** start RECORDS SHOWN **
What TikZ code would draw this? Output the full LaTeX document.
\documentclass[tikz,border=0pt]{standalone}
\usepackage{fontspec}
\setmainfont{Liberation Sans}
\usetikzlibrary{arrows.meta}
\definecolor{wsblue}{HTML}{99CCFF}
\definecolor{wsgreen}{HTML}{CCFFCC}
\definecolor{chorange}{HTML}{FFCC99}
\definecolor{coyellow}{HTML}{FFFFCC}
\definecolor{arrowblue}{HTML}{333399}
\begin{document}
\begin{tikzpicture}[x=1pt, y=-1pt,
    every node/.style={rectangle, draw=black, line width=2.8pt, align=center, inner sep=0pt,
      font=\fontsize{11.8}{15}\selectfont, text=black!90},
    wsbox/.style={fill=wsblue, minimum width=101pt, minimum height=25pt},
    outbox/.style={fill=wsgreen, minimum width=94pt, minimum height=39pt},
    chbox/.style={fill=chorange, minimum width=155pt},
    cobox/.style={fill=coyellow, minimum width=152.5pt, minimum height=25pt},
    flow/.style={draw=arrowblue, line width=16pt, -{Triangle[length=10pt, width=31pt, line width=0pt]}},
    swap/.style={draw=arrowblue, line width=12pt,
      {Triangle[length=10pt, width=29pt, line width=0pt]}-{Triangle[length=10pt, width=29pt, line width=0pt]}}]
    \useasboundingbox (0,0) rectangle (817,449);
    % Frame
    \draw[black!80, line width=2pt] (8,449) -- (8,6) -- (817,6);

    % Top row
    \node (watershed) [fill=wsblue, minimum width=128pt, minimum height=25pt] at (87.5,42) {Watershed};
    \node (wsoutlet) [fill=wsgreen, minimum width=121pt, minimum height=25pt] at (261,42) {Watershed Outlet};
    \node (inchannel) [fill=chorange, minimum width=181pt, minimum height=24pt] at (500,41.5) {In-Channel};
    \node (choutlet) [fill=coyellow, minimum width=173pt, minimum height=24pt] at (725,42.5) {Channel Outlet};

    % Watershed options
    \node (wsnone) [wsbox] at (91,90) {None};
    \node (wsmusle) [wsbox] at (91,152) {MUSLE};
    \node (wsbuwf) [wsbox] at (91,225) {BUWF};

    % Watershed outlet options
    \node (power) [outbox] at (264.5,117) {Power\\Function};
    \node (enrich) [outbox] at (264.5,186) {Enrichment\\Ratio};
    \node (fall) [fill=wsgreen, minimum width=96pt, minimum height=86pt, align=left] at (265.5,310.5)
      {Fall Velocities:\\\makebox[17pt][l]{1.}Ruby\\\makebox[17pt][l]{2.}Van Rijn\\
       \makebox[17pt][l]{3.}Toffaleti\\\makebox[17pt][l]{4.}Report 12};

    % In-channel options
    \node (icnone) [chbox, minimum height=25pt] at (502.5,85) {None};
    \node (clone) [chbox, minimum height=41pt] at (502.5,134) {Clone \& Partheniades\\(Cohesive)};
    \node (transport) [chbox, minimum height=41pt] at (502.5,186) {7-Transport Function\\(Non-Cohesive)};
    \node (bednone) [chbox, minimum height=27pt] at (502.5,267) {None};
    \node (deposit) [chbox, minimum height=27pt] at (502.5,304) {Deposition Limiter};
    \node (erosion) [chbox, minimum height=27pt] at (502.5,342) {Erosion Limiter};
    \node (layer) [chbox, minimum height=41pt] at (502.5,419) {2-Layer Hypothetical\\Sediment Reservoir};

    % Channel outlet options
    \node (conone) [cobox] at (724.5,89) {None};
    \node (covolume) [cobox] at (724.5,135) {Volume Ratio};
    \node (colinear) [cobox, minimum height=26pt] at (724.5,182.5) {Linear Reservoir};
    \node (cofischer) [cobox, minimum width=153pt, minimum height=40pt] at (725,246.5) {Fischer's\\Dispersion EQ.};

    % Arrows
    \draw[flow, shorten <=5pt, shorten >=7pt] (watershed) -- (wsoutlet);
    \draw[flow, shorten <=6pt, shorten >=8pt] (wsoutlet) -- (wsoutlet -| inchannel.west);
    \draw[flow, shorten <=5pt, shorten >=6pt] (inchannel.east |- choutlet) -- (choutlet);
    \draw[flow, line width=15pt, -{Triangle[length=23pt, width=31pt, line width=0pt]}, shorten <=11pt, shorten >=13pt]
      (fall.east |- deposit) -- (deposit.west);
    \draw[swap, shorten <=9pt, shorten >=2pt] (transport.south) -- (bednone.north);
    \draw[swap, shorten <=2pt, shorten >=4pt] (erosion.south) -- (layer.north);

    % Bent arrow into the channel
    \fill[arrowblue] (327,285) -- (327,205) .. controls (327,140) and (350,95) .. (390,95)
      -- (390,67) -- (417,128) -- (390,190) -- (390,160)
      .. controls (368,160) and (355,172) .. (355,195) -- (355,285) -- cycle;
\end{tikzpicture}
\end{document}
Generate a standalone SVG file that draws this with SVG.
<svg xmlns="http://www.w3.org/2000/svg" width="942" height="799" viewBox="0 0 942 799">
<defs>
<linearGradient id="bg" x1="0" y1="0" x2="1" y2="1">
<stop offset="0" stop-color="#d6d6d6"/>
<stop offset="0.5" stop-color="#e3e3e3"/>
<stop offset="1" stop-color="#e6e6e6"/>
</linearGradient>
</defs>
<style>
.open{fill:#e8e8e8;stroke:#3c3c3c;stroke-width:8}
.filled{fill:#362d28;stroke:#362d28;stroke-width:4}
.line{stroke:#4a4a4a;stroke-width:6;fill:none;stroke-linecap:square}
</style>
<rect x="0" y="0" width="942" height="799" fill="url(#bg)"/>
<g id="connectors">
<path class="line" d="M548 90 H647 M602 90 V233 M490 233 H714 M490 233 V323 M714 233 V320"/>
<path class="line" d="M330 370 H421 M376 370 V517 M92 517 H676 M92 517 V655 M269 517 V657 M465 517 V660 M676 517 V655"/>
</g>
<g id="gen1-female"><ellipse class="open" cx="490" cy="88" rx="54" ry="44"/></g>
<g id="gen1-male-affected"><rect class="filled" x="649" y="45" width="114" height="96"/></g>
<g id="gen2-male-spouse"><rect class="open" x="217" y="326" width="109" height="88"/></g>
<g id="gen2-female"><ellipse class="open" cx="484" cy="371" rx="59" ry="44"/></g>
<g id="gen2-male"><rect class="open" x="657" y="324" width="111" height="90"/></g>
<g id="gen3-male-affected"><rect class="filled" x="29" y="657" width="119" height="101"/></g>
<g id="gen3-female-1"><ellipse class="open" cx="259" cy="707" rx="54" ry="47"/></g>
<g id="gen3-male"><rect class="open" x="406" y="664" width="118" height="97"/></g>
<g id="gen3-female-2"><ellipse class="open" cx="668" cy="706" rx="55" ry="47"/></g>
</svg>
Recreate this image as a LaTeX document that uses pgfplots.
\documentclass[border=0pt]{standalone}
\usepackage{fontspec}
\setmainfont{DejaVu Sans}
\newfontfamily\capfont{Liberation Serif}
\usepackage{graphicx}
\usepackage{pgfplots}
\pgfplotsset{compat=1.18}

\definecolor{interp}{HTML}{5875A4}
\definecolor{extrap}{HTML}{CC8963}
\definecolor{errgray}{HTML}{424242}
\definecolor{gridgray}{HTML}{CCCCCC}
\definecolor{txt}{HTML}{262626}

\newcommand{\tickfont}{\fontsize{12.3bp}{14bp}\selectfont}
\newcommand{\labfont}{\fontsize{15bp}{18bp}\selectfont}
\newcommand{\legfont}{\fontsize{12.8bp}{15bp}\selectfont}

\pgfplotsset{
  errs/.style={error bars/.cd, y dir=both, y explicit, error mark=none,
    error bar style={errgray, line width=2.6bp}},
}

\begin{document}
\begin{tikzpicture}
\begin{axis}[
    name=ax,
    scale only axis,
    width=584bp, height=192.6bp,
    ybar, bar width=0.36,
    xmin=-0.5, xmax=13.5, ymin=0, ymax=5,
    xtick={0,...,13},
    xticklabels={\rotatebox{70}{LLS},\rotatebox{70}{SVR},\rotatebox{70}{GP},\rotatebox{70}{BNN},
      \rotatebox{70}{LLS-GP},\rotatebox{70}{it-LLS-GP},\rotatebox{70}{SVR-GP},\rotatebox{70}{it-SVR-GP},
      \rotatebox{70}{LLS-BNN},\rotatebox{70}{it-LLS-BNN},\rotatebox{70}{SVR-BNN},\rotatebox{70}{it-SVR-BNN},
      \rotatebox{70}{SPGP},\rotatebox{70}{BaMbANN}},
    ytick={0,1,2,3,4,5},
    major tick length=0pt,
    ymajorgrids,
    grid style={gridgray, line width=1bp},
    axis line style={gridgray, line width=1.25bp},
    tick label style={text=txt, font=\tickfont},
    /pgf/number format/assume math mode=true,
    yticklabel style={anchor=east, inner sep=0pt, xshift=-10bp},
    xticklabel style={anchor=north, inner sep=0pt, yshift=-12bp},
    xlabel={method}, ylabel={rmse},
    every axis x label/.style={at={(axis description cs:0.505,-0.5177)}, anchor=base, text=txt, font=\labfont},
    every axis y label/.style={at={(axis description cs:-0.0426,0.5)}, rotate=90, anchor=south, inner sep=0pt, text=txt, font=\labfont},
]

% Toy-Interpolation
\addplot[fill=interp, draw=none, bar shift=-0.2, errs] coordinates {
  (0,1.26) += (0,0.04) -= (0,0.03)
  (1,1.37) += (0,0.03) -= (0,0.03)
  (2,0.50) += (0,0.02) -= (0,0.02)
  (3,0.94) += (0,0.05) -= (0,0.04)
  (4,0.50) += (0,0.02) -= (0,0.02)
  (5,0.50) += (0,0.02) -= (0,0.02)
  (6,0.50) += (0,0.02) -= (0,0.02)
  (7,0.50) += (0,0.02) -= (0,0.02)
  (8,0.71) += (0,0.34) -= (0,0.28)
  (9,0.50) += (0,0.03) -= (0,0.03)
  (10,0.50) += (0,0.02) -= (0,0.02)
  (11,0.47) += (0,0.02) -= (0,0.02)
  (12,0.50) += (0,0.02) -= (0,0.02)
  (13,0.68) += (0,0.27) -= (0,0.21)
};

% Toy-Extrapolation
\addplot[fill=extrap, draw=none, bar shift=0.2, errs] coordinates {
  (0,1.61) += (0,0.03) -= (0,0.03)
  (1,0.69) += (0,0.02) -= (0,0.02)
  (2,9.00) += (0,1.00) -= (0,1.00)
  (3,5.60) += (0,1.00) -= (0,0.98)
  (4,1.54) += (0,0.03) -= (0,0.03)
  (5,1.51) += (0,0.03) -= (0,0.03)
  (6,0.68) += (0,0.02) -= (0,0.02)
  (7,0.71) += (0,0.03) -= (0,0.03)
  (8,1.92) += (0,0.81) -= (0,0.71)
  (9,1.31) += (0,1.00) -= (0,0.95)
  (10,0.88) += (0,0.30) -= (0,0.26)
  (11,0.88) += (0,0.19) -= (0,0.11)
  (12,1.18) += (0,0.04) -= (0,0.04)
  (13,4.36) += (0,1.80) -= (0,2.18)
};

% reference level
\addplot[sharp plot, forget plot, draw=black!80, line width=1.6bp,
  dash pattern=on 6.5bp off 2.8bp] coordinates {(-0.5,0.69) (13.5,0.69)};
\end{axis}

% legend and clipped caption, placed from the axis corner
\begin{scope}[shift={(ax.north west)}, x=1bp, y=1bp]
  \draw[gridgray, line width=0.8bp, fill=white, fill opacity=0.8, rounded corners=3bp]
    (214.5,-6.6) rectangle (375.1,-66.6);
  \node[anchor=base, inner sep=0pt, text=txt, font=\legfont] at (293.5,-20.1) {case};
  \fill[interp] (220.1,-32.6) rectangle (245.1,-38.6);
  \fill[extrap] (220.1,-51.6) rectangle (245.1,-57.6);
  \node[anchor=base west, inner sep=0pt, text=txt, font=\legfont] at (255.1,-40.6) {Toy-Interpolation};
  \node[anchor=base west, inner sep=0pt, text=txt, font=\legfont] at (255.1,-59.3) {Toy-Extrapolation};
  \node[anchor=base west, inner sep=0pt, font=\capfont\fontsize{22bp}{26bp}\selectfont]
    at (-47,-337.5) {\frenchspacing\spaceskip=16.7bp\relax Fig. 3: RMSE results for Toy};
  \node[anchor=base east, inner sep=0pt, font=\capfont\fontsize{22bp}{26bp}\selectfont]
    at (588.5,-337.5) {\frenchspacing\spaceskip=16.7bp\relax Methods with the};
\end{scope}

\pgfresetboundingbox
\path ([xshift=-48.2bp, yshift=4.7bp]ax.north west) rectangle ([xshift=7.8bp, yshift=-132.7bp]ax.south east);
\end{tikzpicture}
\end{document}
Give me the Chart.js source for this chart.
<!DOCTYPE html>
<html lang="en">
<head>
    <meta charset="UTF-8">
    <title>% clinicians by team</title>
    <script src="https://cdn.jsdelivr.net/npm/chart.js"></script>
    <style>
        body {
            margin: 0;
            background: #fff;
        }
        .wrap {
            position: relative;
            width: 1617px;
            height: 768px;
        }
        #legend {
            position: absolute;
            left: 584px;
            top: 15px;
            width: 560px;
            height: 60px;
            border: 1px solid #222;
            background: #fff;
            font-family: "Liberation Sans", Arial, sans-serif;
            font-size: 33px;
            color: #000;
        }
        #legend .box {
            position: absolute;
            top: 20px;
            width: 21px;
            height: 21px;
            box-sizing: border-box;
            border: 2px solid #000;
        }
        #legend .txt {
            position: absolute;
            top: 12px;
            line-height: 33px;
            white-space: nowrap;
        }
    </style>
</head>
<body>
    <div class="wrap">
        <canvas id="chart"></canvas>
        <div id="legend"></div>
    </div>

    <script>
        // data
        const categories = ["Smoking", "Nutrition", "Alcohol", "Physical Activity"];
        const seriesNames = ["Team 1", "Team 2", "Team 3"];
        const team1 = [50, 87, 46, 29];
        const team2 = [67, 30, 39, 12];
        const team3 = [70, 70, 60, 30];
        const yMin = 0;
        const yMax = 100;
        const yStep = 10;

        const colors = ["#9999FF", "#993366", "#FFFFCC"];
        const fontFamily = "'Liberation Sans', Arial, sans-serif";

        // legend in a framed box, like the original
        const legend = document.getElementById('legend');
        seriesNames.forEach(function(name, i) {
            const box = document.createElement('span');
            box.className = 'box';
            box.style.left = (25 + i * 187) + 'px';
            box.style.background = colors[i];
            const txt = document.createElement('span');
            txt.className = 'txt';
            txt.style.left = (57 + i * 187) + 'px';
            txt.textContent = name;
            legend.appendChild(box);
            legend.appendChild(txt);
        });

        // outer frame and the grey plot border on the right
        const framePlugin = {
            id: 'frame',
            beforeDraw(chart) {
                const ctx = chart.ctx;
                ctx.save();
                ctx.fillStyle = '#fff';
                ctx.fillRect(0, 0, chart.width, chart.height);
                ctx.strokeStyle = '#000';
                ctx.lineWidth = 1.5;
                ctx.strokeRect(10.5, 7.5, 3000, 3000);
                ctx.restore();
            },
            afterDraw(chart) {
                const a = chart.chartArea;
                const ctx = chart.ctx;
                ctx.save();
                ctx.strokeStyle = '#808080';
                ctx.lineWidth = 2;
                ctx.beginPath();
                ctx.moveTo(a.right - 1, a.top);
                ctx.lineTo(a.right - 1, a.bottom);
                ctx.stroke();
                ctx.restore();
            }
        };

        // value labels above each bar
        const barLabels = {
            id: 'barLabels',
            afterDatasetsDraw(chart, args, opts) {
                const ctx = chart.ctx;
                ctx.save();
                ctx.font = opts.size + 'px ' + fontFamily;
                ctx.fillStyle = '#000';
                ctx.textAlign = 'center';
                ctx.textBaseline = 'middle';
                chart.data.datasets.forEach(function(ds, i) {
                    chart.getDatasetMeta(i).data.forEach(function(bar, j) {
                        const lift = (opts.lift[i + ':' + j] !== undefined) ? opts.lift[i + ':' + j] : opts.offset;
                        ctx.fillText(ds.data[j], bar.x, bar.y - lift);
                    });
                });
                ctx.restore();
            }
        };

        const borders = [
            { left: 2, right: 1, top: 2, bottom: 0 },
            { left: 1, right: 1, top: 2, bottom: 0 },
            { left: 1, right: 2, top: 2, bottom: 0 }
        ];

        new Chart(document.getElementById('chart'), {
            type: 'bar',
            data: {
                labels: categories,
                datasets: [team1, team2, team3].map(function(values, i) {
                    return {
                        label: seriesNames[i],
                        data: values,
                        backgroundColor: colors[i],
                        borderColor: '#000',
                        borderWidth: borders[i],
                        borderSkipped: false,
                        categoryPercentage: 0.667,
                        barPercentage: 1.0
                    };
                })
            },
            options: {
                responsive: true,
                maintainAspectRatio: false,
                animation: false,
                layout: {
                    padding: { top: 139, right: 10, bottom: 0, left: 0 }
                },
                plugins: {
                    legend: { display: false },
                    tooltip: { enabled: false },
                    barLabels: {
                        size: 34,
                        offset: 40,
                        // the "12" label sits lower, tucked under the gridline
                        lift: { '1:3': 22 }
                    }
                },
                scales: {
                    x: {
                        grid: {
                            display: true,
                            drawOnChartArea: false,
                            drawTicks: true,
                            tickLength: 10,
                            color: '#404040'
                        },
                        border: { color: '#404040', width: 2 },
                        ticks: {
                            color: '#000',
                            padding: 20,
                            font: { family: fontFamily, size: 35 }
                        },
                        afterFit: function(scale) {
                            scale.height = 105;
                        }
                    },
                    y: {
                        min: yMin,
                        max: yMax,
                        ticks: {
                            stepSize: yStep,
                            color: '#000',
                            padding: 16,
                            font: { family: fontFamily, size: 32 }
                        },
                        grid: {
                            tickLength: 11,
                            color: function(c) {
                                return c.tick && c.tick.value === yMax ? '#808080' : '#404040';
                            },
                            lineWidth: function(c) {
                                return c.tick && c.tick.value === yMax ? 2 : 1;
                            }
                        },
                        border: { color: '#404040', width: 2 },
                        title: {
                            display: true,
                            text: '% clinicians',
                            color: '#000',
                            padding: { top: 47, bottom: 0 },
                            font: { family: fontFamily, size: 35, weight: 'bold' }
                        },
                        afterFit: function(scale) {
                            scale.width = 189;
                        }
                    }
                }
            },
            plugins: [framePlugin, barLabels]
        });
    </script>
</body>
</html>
** end RECORDS SHOWN **
## CHALLENGE
In the listing above, how many lines hold the word "this"? Give the number and nothing more.

## FINAL RESULT
4